Davey lamented the course of the party since its huge loss of support in the wake of joining the coalition government with the Conservatives from 2010-15. He called for a return of the kind of party led by Paddy Ashdown or Charles Kennedy, which would listen to voters’ concerns and “then give a liberal response”.

“I think somehow, whether it was the coalition years or recovering from the coalition or because we got – not sidetracked – but we got distracted by the Brexit battle, we’ve forgotten that we serve the community, we serve people. And we have to start with them and their problems, and not start with our particular interests.

“We fought the good fight. I was marching on the streets. I was there in the lobbies. I gave it everything. But it’s tragic, we lost that fight.”

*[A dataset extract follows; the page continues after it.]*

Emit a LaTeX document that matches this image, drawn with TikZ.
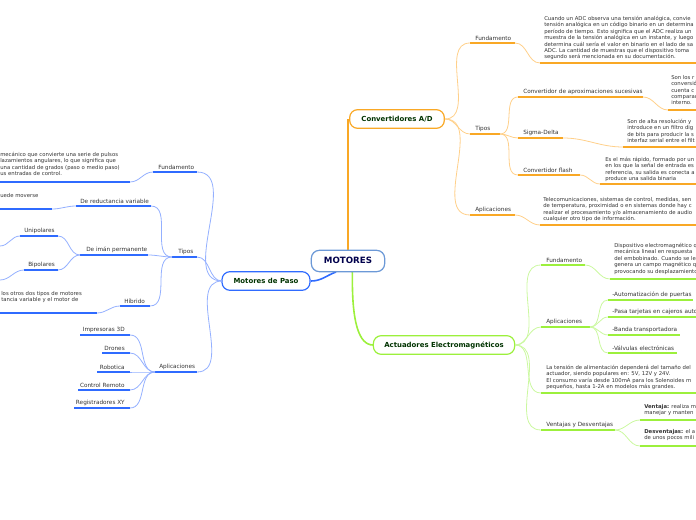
\documentclass[tikz,border=0pt]{standalone}
\usepackage{fontspec}
\setmainfont{DejaVu Sans}
\definecolor{bul}{HTML}{2F6BFF}
\definecolor{bcl}{HTML}{94B0FF}
\definecolor{gul}{HTML}{9CF03C}
\definecolor{gcl}{HTML}{CBF8A0}
\definecolor{oul}{HTML}{F9A825}
\definecolor{ocl}{HTML}{FFD08A}
\begin{document}
\begin{tikzpicture}[x=0.75pt,y=-0.75pt,
  txt/.style={anchor=north west,inner sep=0,align=left,text=black!80,font=\fontsize{4}{4.8}\selectfont},
  lbl/.style={anchor=south west,inner sep=0,text=black!80,font=\fontsize{4.3}{5}\selectfont},
  lblr/.style={anchor=south east,inner sep=0,text=black!80,font=\fontsize{4.3}{5}\selectfont},
  title/.style={draw,rounded corners=6pt,line width=0.9pt,fill=white,text=green!20!black,font=\bfseries\fontsize{5.2}{6}\selectfont,inner xsep=0,inner ysep=0},
  ou/.style={draw=oul,line width=1.4pt},
  oc/.style={draw=ocl,line width=0.6pt},
  bu/.style={draw=bul,line width=1.4pt},
  bc/.style={draw=bcl,line width=0.6pt},
  gu/.style={draw=gul,line width=1.4pt},
  gc/.style={draw=gcl,line width=0.6pt}]
\useasboundingbox (0,0) rectangle (696,520);
\newcommand\ul[4]{\draw[#1] (#2,#4) -- (#3,#4);}
\newcommand\cvr[5]{\draw[#1] (#2,#3) to[out=0,in=180] (#4,#5);}
\newcommand\cvl[5]{\draw[#1] (#2,#3) to[out=180,in=0] (#4,#5);}
% main connectors
\coordinate (mtop) at (348,250);
\coordinate (ctop) at (348,119);
\draw[draw=oul,line width=1.6pt] (mtop) -- (ctop);
\draw[draw=gul,line width=1.2pt] (351,272) to[out=80,in=180] (373,345);
\draw[draw=bul,line width=1.2pt] (336,272) to[out=-160,in=0] (311,281);
\node[title,draw=cyan!50!blue!60,text=blue!30!black,font=\bfseries\fontsize{6.5}{7}\selectfont] (m) at (348,261) {\makebox[55pt]{MOTORES}\rule[-6pt]{0pt}{16pt}};
\node[title,draw=oul] (cad) at (397,119) {\makebox[71pt]{Convertidores A/D}\rule[-5pt]{0pt}{14pt}};
\node[title,draw=bul] (mp) at (266,281) {\makebox[66pt]{Motores de Paso}\rule[-5pt]{0pt}{14pt}};
\node[title,draw=gul] (ae) at (444,345) {\makebox[106pt]{Actuadores Electromagnéticos}\rule[-5pt]{0pt}{14pt}};
% ===== orange branch
\cvr{oc}{445}{119}{470}{43} \ul{ou}{470}{515}{43} \node[lbl] at (475,41) {Fundamento};
\cvr{oc}{515}{43}{540}{63} \ul{ou}{540}{696}{63}
\node[txt] at (544,16) {Cuando un ADC observa una tensión analógica, convie\\tensión analógica en un código binario en un determina\\período de tiempo. Esto significa que el ADC realiza un\\muestra de la tensión analógica en un instante, y luego\\determina cuál sería el valor en binario en el lado de sa\\ADC. La cantidad de muestras que el dispositivo toma\\segundo será mencionada en su documentación.};
\cvr{oc}{445}{119}{470}{134} \ul{ou}{470}{500}{134} \node[lbl] at (475,132) {Tipos};
\cvr{oc}{500}{134}{518}{97} \ul{ou}{518}{643}{97} \node[lbl] at (523,95) {Convertidor de aproximaciones sucesivas};
\cvr{oc}{643}{97}{668}{110} \ul{ou}{668}{696}{110}
\node[txt] at (671,75) {Son los r\\conversió\\cuenta c\\comparad\\interno.};
\cvr{oc}{500}{134}{518}{138} \ul{ou}{518}{563}{138} \node[lbl] at (523,136) {Sigma-Delta};
\cvr{oc}{563}{138}{623}{147} \ul{ou}{623}{696}{147}
\node[txt] at (627,119) {Son de alta resolución y\\introduce en un filtro dig\\de bits para producir la s\\interfaz serial entre el filt};
\cvr{oc}{500}{134}{518}{175} \ul{ou}{518}{580}{175} \node[lbl] at (523,173) {Convertidor flash};
\cvr{oc}{580}{175}{600}{184} \ul{ou}{600}{696}{184}
\node[txt] at (605,157) {Es el más rápido, formado por un\\en los que la señal de entrada es\\referencia, su salida es conecta a\\produce una salida binaria};
\cvr{oc}{445}{119}{470}{215} \ul{ou}{470}{515}{215} \node[lbl] at (475,213) {Aplicaciones};
\cvr{oc}{515}{215}{540}{225} \ul{ou}{540}{696}{225}
\node[txt] at (543,197) {Telecomunicaciones, sistemas de control, medidas, sen\\de temperatura, proximidad o en sistemas donde hay c\\realizar el procesamiento y/o almacenamiento de audio\\cualquier otro tipo de información.};
% ===== green branch
\cvr{gc}{515}{345}{541}{265} \ul{gu}{541}{585}{265} \node[lbl] at (546,263) {Fundamento};
\cvr{gc}{585}{265}{610}{279} \ul{gu}{610}{696}{279}
\node[txt] at (614,243) {Dispositivo electromagnético q\\mecánica lineal en respuesta\\del embobinado. Cuando se le\\genera un campo magnético q\\provocando su desplazamiento};
\cvr{gc}{515}{345}{541}{327} \ul{gu}{541}{590}{327} \node[lbl] at (546,325) {Aplicaciones};
\cvr{gc}{590}{327}{608}{300} \ul{gu}{608}{693}{300} \node[lbl] at (612,298) {-Automatización de puertas};
\cvr{gc}{590}{327}{608}{317} \ul{gu}{608}{696}{317} \node[lbl] at (612,315) {-Pasa tarjetas en cajeros automáticos};
\cvr{gc}{590}{327}{608}{335} \ul{gu}{608}{680}{335} \node[lbl] at (612,333) {-Banda transportadora};
\cvr{gc}{590}{327}{608}{353} \ul{gu}{608}{677}{353} \node[lbl] at (612,351) {-Válvulas electrónicas};
\cvr{gc}{515}{345}{541}{393} \ul{gu}{541}{696}{393}
\node[txt] at (546,365) {La tensión de alimentación dependerá del tamaño del\\actuador, siendo populares en: 5V, 12V y 24V.\\El consumo varía desde 100mA para los Solenoides m\\pequeños, hasta 1-2A en modelos más grandes.};
\cvr{gc}{515}{345}{541}{430} \ul{gu}{541}{615}{430} \node[lbl] at (546,428) {Ventajas y Desventajas};
\cvr{gc}{615}{430}{640}{420} \ul{gu}{640}{696}{420}
\node[txt] at (644,404) {\textbf{Ventaja:} realiza m\\manejar y manten};
\cvr{gc}{615}{430}{640}{446} \ul{gu}{640}{696}{446}
\node[txt] at (644,429) {\textbf{Desventajas:} el a\\de unos pocos mili};
% ===== blue branch
\cvl{bc}{222}{281}{197}{172} \ul{bu}{153}{197}{172} \node[lbl] at (158,170) {Fundamento};
\cvl{bc}{153}{172}{130}{182} \ul{bu}{0}{130}{182}
\node[txt] at (0,152) {mecánico que convierte una serie de pulsos\\lazamientos angulares, lo que significa que\\una cantidad de grados (paso o medio paso)\\us entradas de control.};
\cvl{bc}{222}{281}{197}{257} \ul{bu}{172}{197}{257} \node[lbl] at (178,255) {Tipos};
\cvl{bc}{172}{257}{151}{206} \ul{bu}{76}{151}{206} \node[lbl] at (80,204) {De reductancia variable};
\cvl{bc}{76}{206}{52}{209} \ul{bu}{0}{52}{209}
\node[txt] at (0,193) {uede moverse};
\cvl{bc}{172}{257}{148}{255} \ul{bu}{80}{148}{255} \node[lbl] at (86,253) {De imán permanente};
\cvl{bc}{80}{255}{58}{236} \ul{bu}{20}{58}{236} \node[lbl] at (24,234) {Unipolares};
\cvl{bc}{20}{236}{0}{246}
\cvl{bc}{80}{255}{58}{270} \ul{bu}{24}{58}{270} \node[lbl] at (28,268) {Bipolares};
\cvl{bc}{24}{270}{0}{280}
\cvl{bc}{172}{257}{150}{306} \ul{bu}{120}{150}{306} \node[lbl] at (124,304) {Híbrido};
\cvl{bc}{120}{306}{97}{313} \ul{bu}{0}{97}{313}
\node[txt] at (1,291) {los otros dos tipos de motores\\tancia variable y el motor de};
\cvl{bc}{222}{281}{197}{372} \ul{bu}{155}{197}{372} \node[lbl] at (159,370) {Aplicaciones};
\cvl{bc}{155}{372}{130}{335} \ul{bu}{80}{130}{335} \node[lblr] at (125,333) {Impresoras 3D};
\cvl{bc}{155}{372}{130}{353} \ul{bu}{102}{130}{353} \node[lblr] at (125,351) {Drones};
\cvl{bc}{155}{372}{130}{372} \ul{bu}{97}{130}{372} \node[lblr] at (125,370) {Robotica};
\cvl{bc}{155}{372}{130}{390} \ul{bu}{78}{130}{390} \node[lblr] at (125,388) {Control Remoto};
\cvl{bc}{155}{372}{130}{408} \ul{bu}{74}{130}{408} \node[lblr] at (125,406) {Registradores XY};
\end{tikzpicture}
\end{document}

Asked what he would tell ardently pro-EU members concerned about Brexit, he said: “I’d say that I’m a pro-European. And I’d say that we’re a pro-European party. That isn’t changing. And by the way, the other thing we can’t change is parliamentary arithmetic.

“And so what is the challenge now? The challenge is to show that the progressives in British politics are on people’s side.

“We are in a bit of a bind. We’ve had three very poor election results, very disappointing, in five years. I’ve got to rebuild the Liberal Democrats. And I’m not going to be diverted and distracted like we were on Brexit. I’m going to focus on rebuilding the Liberal Democrats.”


Davey has made the Lib Dems the voice of Britain’s disabled people, often worse-affected by the pandemic.


However, his stance is already being challenged by members. About 700 are said to have signed up to a conference motion to back rejoining the EU “preferably within 10 years”. A similar motion calling on the party to back EU membership in principle will be voted on at the virtual gathering.

Davey, who has set out to make the Lib Dems the voice of Britain’s carers, accused the government of damaging the rights of disabled people with its coronavirus laws. He revealed his MPs would vote against the renewal of the coronavirus legislation this week unless the rights of the disabled were protected. The Coronavirus Act relieves councils of some of their legal obligations to provide care should they feel the need to do so in order to cope with the pandemic.

“There’s some evidence showing that the pandemic has been hitting disabled people disproportionately,” said Davey, who has a disabled son and cared for his mother as a teenager.

“This is a time when they need more care, not less. I can’t stand by, the Liberal Democrats will not stand by, to see disabled people lose their rights, lose the care they need, when they need it the most.”

Asked how he now wanted voters to regard the Lib Dems, Davey repeated his leadership election priorities of “a greener economy and a fairer society in a more caring country”. However, the party had to “take some time” in trying to work out what voters are saying. “We’ve got to be humble enough to realise that we weren’t getting our message over.”

Davey said the departure of Jeremy Corbyn as Labour leader would help the Lib Dem revival in seats where it was competing against the Tories. He said the fear of a Corbyn government had hindered the party at the last election. “Corbyn was not helpful to us in our key marginals with the Tories. And the only way we’re going to get Johnson out of No 10 is if Liberal Democrats win more Tory seats, and I’m determined we win many more seats off the Tories.”